Question

Determine whether the series converges or diverges. If it converges, find the sum. $$1+\dfrac {1}{2}+\dfrac {1}{4}+...$$

Answer

**step1** Understanding the problem

We are presented with a series of numbers: 1, followed by $$\frac{1}{2}$$, then $$\frac{1}{4}$$, and so on. The "..." means that this pattern continues forever, with numbers being added one after another without end. We need to find out if adding all these numbers together will result in a specific total number, or if the sum will just keep growing bigger and bigger without limit. If it results in a specific total, we need to state what that total is.

**step2** Observing the pattern of the numbers

Let's look closely at the numbers in the series:
The first number is 1.
The second number is $$\frac{1}{2}$$.
The third number is $$\frac{1}{4}$$.
We can see a clear pattern: each number is exactly half of the number before it. For example, $$\frac{1}{2}$$ is half of 1, and $$\frac{1}{4}$$ is half of $$\frac{1}{2}$$. This pattern shows that the numbers we are adding are getting smaller and smaller very quickly.

**step3** Determining if the series converges or diverges

Since each new number we add is half of the previous one, the numbers are becoming incredibly tiny. For example, after $$\frac{1}{4}$$, the next numbers would be $$\frac{1}{8}$$, then $$\frac{1}{16}$$, then $$\frac{1}{32}$$, and so on. When the numbers we are adding become extremely small, they don't significantly increase the total sum anymore. This means that the sum will not grow indefinitely; instead, it will get closer and closer to a specific, fixed value. Therefore, this series converges, which means its sum will settle on a finite number.

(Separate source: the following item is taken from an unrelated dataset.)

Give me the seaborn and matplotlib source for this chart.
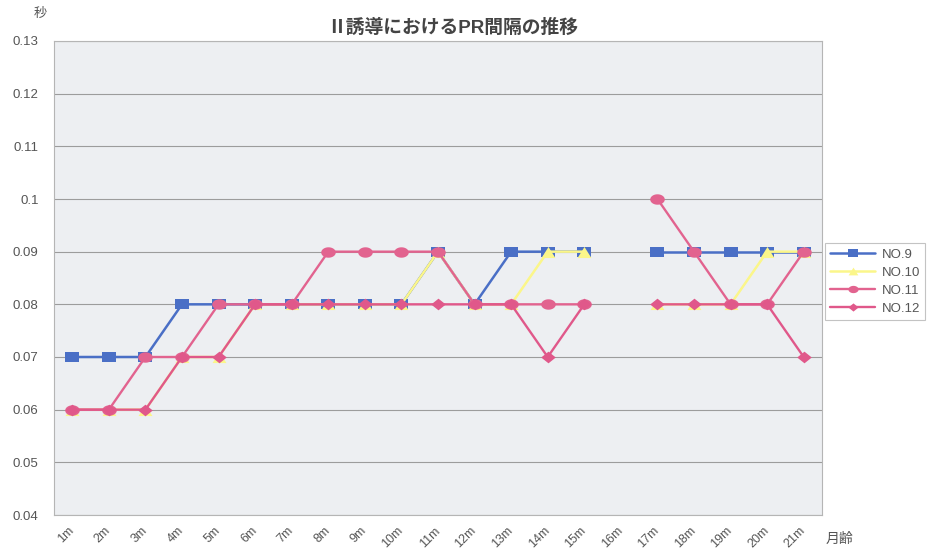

**step4** Finding the sum of the series

Let's imagine we have a total quantity of 2 units.
If we consider taking away parts from this total:
First, we take away 1 unit (which is the first number in our series). We are left with 1 unit.
Next, we take away $$\frac{1}{2}$$ of the remaining 1 unit (which is the second number in our series). We are now left with $$\frac{1}{2}$$ unit.
Then, we take away $$\frac{1}{4}$$ of the remaining $$\frac{1}{2}$$ unit (which is the third number in our series). We are now left with $$\frac{1}{4}$$ unit.
This process exactly represents the sum we are trying to find: $$1 + \frac{1}{2} + \frac{1}{4} + \ldots$$ As we continue to take away half of what's left, the remaining amount gets smaller and smaller, approaching zero. This means that the total amount we have taken away from the initial 2 units, which is our sum, gets closer and closer to 2.
Therefore, the sum of the series is 2.